▶ **STATED TASK**:
Go through the data and copy every line exactly, but not the images.

Source code of charts
◆ ◆ ◆ ◆ ◆ ◆ ◆

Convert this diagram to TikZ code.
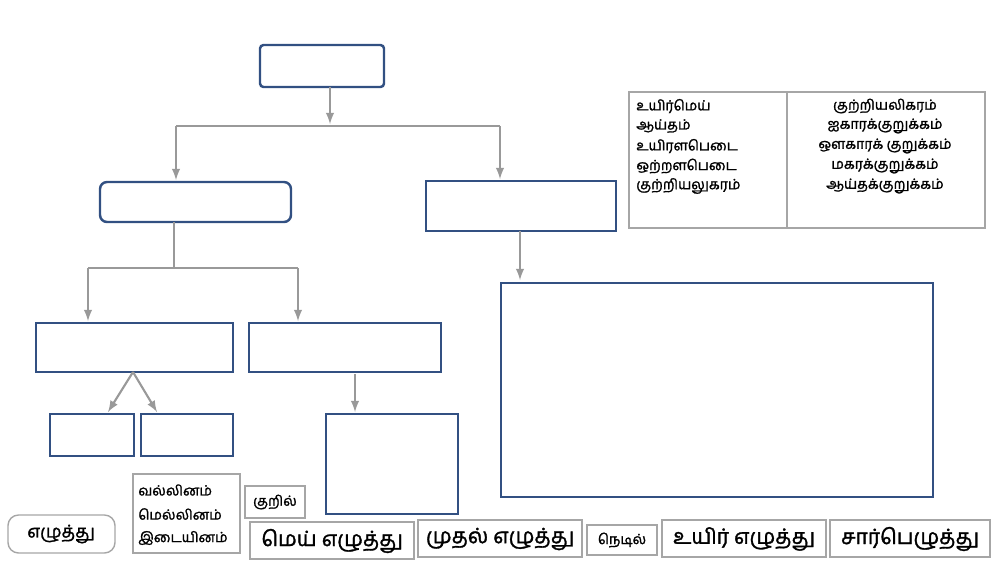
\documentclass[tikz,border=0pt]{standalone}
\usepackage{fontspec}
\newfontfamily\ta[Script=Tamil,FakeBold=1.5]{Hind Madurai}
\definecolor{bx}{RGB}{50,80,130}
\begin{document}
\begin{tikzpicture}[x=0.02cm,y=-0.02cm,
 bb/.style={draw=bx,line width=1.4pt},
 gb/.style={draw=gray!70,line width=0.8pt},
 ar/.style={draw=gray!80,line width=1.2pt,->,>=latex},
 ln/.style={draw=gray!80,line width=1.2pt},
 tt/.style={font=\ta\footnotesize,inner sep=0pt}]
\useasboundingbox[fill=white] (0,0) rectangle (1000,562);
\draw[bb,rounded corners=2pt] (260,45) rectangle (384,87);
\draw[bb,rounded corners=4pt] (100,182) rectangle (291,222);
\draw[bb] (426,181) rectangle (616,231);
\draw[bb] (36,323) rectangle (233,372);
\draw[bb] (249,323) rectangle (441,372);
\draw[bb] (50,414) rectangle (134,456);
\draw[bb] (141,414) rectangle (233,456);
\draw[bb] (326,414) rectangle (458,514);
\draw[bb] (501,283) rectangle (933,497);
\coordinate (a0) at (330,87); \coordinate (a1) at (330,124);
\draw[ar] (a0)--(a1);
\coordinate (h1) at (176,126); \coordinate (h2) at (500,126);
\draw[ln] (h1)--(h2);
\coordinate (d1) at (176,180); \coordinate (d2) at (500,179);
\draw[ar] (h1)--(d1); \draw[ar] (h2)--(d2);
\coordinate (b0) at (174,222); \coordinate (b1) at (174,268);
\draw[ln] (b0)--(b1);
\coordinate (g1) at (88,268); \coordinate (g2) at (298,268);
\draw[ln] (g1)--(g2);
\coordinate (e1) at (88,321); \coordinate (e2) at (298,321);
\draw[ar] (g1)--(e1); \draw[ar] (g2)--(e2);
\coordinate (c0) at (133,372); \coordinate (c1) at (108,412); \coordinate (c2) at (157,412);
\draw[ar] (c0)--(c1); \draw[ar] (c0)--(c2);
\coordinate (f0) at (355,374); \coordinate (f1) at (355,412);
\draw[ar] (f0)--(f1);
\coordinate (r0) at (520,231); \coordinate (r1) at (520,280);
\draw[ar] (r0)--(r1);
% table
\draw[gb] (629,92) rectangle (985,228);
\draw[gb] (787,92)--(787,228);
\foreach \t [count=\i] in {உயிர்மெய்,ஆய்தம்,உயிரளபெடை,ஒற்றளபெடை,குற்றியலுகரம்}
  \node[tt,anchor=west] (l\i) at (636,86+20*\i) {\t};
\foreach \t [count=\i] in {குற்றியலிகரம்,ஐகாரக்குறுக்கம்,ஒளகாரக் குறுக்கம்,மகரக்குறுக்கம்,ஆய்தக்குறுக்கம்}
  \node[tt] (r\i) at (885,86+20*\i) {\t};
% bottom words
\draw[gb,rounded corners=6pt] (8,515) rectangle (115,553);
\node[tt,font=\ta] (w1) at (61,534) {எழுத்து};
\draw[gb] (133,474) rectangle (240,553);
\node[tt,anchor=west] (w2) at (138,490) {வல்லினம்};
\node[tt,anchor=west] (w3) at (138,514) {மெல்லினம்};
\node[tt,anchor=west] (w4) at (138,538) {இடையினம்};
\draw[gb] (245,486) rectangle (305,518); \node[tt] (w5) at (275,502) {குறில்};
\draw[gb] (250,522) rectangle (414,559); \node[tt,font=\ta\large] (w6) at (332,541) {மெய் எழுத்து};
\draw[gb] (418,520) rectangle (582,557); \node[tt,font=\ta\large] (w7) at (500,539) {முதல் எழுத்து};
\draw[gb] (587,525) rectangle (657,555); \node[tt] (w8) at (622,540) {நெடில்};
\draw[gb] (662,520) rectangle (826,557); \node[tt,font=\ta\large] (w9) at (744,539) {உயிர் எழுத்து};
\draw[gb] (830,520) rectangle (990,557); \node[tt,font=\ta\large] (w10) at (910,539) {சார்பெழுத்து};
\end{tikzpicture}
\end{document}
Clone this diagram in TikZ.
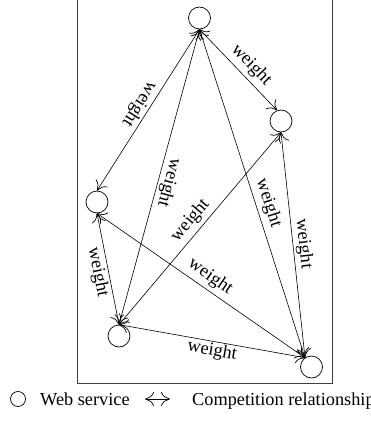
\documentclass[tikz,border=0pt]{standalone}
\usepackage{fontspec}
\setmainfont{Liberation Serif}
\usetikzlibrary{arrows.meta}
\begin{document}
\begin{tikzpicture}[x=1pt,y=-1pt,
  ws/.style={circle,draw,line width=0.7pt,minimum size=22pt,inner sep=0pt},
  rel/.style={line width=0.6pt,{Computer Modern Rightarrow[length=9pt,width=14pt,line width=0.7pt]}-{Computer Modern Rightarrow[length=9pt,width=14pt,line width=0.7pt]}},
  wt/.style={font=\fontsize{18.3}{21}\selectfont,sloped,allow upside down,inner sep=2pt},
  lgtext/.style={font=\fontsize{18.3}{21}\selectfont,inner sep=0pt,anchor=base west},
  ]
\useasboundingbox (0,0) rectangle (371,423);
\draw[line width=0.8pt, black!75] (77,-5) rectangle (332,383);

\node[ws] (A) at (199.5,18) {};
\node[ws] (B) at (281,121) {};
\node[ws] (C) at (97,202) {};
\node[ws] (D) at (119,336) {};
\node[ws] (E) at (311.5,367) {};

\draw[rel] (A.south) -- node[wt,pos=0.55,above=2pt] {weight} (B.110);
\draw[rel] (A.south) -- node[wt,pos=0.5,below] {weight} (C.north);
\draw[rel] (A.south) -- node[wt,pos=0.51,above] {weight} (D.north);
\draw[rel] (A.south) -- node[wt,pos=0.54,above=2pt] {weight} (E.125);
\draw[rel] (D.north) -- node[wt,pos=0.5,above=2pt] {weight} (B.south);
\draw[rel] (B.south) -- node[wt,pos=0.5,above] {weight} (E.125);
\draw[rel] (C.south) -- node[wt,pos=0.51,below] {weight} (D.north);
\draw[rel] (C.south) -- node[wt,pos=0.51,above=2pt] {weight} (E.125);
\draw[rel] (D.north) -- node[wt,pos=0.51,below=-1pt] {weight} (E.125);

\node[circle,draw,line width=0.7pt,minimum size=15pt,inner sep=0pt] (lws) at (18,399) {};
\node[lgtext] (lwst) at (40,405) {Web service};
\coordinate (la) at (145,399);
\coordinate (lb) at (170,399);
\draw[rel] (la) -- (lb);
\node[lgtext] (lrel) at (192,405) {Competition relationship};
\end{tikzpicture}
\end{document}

◆ ◆ ◆ ◆ ◆ ◆ ◆

▶ **TASK RESPONSE**:
Convert this diagram to TikZ code.
\documentclass[tikz,border=0pt]{standalone}
\usepackage{fontspec}
\newfontfamily\ta[Script=Tamil,FakeBold=1.5]{Hind Madurai}
\definecolor{bx}{RGB}{50,80,130}
\begin{document}
\begin{tikzpicture}[x=0.02cm,y=-0.02cm,
 bb/.style={draw=bx,line width=1.4pt},
 gb/.style={draw=gray!70,line width=0.8pt},
 ar/.style={draw=gray!80,line width=1.2pt,->,>=latex},
 ln/.style={draw=gray!80,line width=1.2pt},
 tt/.style={font=\ta\footnotesize,inner sep=0pt}]
\useasboundingbox[fill=white] (0,0) rectangle (1000,562);
\draw[bb,rounded corners=2pt] (260,45) rectangle (384,87);
\draw[bb,rounded corners=4pt] (100,182) rectangle (291,222);
\draw[bb] (426,181) rectangle (616,231);
\draw[bb] (36,323) rectangle (233,372);
\draw[bb] (249,323) rectangle (441,372);
\draw[bb] (50,414) rectangle (134,456);
\draw[bb] (141,414) rectangle (233,456);
\draw[bb] (326,414) rectangle (458,514);
\draw[bb] (501,283) rectangle (933,497);
\coordinate (a0) at (330,87); \coordinate (a1) at (330,124);
\draw[ar] (a0)--(a1);
\coordinate (h1) at (176,126); \coordinate (h2) at (500,126);
\draw[ln] (h1)--(h2);
\coordinate (d1) at (176,180); \coordinate (d2) at (500,179);
\draw[ar] (h1)--(d1); \draw[ar] (h2)--(d2);
\coordinate (b0) at (174,222); \coordinate (b1) at (174,268);
\draw[ln] (b0)--(b1);
\coordinate (g1) at (88,268); \coordinate (g2) at (298,268);
\draw[ln] (g1)--(g2);
\coordinate (e1) at (88,321); \coordinate (e2) at (298,321);
\draw[ar] (g1)--(e1); \draw[ar] (g2)--(e2);
\coordinate (c0) at (133,372); \coordinate (c1) at (108,412); \coordinate (c2) at (157,412);
\draw[ar] (c0)--(c1); \draw[ar] (c0)--(c2);
\coordinate (f0) at (355,374); \coordinate (f1) at (355,412);
\draw[ar] (f0)--(f1);
\coordinate (r0) at (520,231); \coordinate (r1) at (520,280);
\draw[ar] (r0)--(r1);
% table
\draw[gb] (629,92) rectangle (985,228);
\draw[gb] (787,92)--(787,228);
\foreach \t [count=\i] in {உயிர்மெய்,ஆய்தம்,உயிரளபெடை,ஒற்றளபெடை,குற்றியலுகரம்}
  \node[tt,anchor=west] (l\i) at (636,86+20*\i) {\t};
\foreach \t [count=\i] in {குற்றியலிகரம்,ஐகாரக்குறுக்கம்,ஒளகாரக் குறுக்கம்,மகரக்குறுக்கம்,ஆய்தக்குறுக்கம்}
  \node[tt] (r\i) at (885,86+20*\i) {\t};
% bottom words
\draw[gb,rounded corners=6pt] (8,515) rectangle (115,553);
\node[tt,font=\ta] (w1) at (61,534) {எழுத்து};
\draw[gb] (133,474) rectangle (240,553);
\node[tt,anchor=west] (w2) at (138,490) {வல்லினம்};
\node[tt,anchor=west] (w3) at (138,514) {மெல்லினம்};
\node[tt,anchor=west] (w4) at (138,538) {இடையினம்};
\draw[gb] (245,486) rectangle (305,518); \node[tt] (w5) at (275,502) {குறில்};
\draw[gb] (250,522) rectangle (414,559); \node[tt,font=\ta\large] (w6) at (332,541) {மெய் எழுத்து};
\draw[gb] (418,520) rectangle (582,557); \node[tt,font=\ta\large] (w7) at (500,539) {முதல் எழுத்து};
\draw[gb] (587,525) rectangle (657,555); \node[tt] (w8) at (622,540) {நெடில்};
\draw[gb] (662,520) rectangle (826,557); \node[tt,font=\ta\large] (w9) at (744,539) {உயிர் எழுத்து};
\draw[gb] (830,520) rectangle (990,557); \node[tt,font=\ta\large] (w10) at (910,539) {சார்பெழுத்து};
\end{tikzpicture}
\end{document}
Clone this diagram in TikZ.
\documentclass[tikz,border=0pt]{standalone}
\usepackage{fontspec}
\setmainfont{Liberation Serif}
\usetikzlibrary{arrows.meta}
\begin{document}
\begin{tikzpicture}[x=1pt,y=-1pt,
  ws/.style={circle,draw,line width=0.7pt,minimum size=22pt,inner sep=0pt},
  rel/.style={line width=0.6pt,{Computer Modern Rightarrow[length=9pt,width=14pt,line width=0.7pt]}-{Computer Modern Rightarrow[length=9pt,width=14pt,line width=0.7pt]}},
  wt/.style={font=\fontsize{18.3}{21}\selectfont,sloped,allow upside down,inner sep=2pt},
  lgtext/.style={font=\fontsize{18.3}{21}\selectfont,inner sep=0pt,anchor=base west},
  ]
\useasboundingbox (0,0) rectangle (371,423);
\draw[line width=0.8pt, black!75] (77,-5) rectangle (332,383);

\node[ws] (A) at (199.5,18) {};
\node[ws] (B) at (281,121) {};
\node[ws] (C) at (97,202) {};
\node[ws] (D) at (119,336) {};
\node[ws] (E) at (311.5,367) {};

\draw[rel] (A.south) -- node[wt,pos=0.55,above=2pt] {weight} (B.110);
\draw[rel] (A.south) -- node[wt,pos=0.5,below] {weight} (C.north);
\draw[rel] (A.south) -- node[wt,pos=0.51,above] {weight} (D.north);
\draw[rel] (A.south) -- node[wt,pos=0.54,above=2pt] {weight} (E.125);
\draw[rel] (D.north) -- node[wt,pos=0.5,above=2pt] {weight} (B.south);
\draw[rel] (B.south) -- node[wt,pos=0.5,above] {weight} (E.125);
\draw[rel] (C.south) -- node[wt,pos=0.51,below] {weight} (D.north);
\draw[rel] (C.south) -- node[wt,pos=0.51,above=2pt] {weight} (E.125);
\draw[rel] (D.north) -- node[wt,pos=0.51,below=-1pt] {weight} (E.125);

\node[circle,draw,line width=0.7pt,minimum size=15pt,inner sep=0pt] (lws) at (18,399) {};
\node[lgtext] (lwst) at (40,405) {Web service};
\coordinate (la) at (145,399);
\coordinate (lb) at (170,399);
\draw[rel] (la) -- (lb);
\node[lgtext] (lrel) at (192,405) {Competition relationship};
\end{tikzpicture}
\end{document}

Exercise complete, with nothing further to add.